## AIM
Quote word for word the lines below, beginning with the first and ending with the one that has "var width = 1132, height = 630;". Drop the pictures.

[Entries with chart source code]
***

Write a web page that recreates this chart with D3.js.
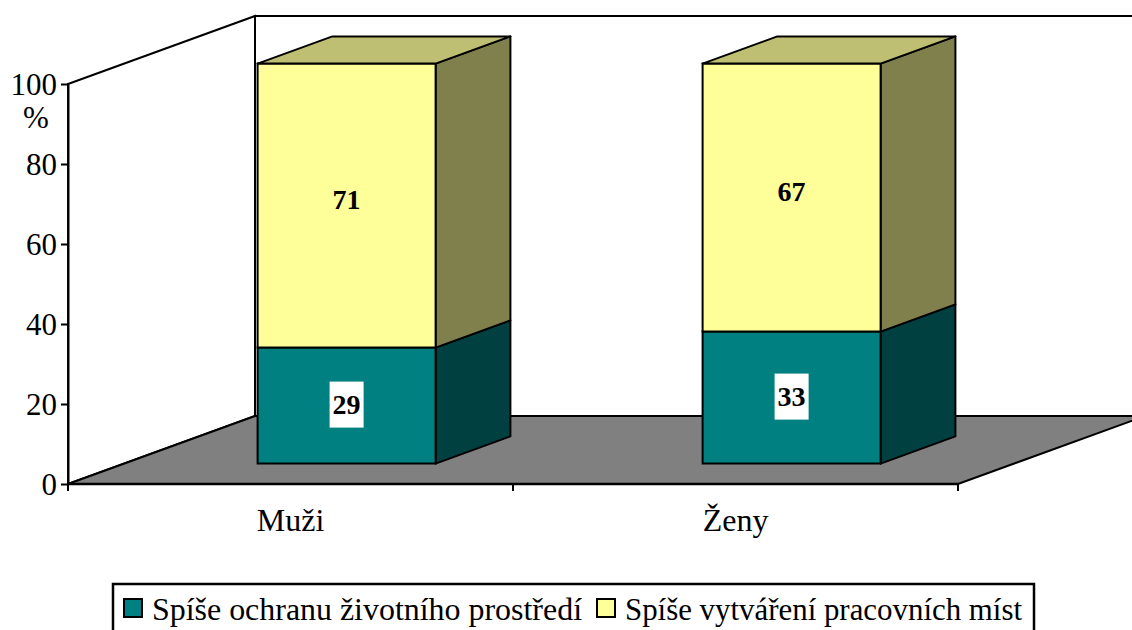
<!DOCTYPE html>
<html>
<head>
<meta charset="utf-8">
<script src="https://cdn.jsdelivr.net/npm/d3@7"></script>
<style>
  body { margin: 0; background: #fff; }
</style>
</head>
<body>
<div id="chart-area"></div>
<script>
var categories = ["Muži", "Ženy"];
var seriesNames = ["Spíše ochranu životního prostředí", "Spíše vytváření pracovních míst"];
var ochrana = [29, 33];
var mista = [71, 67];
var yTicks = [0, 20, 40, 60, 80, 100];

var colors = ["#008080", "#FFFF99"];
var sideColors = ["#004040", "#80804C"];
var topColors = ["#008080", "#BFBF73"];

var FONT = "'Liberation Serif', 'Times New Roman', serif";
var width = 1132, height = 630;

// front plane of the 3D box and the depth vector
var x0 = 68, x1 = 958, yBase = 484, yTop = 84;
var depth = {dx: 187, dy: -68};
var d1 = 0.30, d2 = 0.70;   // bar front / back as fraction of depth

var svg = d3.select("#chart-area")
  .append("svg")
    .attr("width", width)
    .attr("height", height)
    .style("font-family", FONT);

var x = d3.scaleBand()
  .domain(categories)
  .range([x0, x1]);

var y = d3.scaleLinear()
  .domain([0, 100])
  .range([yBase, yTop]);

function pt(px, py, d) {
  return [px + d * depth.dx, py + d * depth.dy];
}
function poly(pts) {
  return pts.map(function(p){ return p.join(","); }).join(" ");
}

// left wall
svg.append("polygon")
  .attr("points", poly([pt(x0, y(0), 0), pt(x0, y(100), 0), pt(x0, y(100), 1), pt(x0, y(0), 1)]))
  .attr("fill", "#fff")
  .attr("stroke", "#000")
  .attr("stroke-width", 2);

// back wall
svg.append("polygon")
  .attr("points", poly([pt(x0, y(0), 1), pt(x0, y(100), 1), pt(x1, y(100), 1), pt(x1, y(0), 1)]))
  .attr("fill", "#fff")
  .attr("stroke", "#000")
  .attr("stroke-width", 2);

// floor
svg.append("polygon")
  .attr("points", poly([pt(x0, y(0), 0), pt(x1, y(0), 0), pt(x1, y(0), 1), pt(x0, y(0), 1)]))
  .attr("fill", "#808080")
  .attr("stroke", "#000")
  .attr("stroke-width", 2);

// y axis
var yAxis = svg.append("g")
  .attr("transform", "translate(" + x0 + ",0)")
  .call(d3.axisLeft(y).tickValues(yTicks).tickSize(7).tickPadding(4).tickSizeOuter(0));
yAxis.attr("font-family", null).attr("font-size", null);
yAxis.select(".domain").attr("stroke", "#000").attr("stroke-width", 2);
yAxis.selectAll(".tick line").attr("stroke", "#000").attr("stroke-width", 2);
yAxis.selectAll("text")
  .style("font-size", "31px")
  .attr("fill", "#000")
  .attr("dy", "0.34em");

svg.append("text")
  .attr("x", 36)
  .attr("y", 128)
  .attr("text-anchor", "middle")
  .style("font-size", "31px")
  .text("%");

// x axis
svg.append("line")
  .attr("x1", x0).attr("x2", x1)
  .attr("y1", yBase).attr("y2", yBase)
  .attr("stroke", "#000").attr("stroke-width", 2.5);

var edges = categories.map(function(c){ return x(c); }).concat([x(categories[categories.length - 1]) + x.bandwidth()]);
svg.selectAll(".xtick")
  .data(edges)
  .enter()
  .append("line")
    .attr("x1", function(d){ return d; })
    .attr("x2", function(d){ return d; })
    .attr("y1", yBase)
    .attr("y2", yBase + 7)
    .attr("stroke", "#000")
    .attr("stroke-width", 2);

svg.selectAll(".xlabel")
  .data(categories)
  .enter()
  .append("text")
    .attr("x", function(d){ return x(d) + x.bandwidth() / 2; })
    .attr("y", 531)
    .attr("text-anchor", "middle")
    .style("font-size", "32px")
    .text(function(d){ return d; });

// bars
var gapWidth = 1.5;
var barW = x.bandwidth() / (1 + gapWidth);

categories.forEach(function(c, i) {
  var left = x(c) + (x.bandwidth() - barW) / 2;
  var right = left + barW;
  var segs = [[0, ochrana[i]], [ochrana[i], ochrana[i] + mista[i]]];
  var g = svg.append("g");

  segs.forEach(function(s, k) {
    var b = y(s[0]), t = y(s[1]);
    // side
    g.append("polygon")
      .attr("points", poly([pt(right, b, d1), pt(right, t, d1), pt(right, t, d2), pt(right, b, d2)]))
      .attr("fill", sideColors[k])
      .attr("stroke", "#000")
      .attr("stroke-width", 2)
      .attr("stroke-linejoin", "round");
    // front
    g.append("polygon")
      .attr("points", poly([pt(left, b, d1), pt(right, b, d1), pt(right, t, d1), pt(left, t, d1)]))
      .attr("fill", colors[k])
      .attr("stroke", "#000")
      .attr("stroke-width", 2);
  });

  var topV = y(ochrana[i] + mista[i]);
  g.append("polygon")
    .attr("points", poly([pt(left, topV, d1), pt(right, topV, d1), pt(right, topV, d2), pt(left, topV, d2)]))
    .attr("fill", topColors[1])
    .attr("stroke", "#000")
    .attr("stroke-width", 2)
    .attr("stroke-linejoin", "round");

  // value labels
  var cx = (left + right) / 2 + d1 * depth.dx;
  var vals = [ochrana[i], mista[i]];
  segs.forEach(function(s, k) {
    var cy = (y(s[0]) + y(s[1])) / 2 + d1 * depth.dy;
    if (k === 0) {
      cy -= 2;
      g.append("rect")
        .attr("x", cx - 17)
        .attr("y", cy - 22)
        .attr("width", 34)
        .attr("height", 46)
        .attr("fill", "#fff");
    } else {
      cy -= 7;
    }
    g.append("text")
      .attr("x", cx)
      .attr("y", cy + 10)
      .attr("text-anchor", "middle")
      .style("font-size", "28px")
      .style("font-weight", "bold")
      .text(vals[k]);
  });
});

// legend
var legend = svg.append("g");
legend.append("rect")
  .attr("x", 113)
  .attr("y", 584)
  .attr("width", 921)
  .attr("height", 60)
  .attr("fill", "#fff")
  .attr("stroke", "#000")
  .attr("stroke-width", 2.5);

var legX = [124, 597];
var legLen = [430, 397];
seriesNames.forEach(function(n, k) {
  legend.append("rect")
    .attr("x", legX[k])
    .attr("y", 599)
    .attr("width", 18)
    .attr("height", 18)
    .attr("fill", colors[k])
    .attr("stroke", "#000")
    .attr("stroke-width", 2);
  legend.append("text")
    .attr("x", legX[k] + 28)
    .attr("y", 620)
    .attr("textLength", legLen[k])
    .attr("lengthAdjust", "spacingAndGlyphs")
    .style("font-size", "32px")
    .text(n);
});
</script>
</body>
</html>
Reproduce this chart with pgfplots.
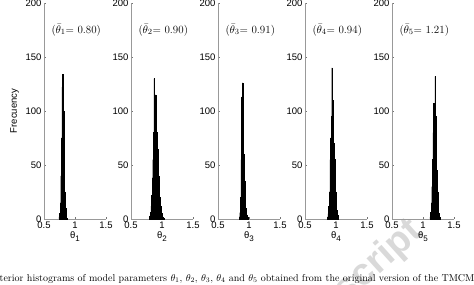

***

## SOLUTION FOR THIS EXERCISE
Write a web page that recreates this chart with D3.js.
<!DOCTYPE html>
<html>
<head>
<meta charset="utf-8">
<script src="https://cdn.jsdelivr.net/npm/d3@7"></script>
<style>
  body { margin: 0; background: #fff; }
</style>
</head>
<body>
<div id="chart-area"></div>
<script>
var categories = ["Muži", "Ženy"];
var seriesNames = ["Spíše ochranu životního prostředí", "Spíše vytváření pracovních míst"];
var ochrana = [29, 33];
var mista = [71, 67];
var yTicks = [0, 20, 40, 60, 80, 100];

var colors = ["#008080", "#FFFF99"];
var sideColors = ["#004040", "#80804C"];
var topColors = ["#008080", "#BFBF73"];

var FONT = "'Liberation Serif', 'Times New Roman', serif";
var width = 1132, height = 630;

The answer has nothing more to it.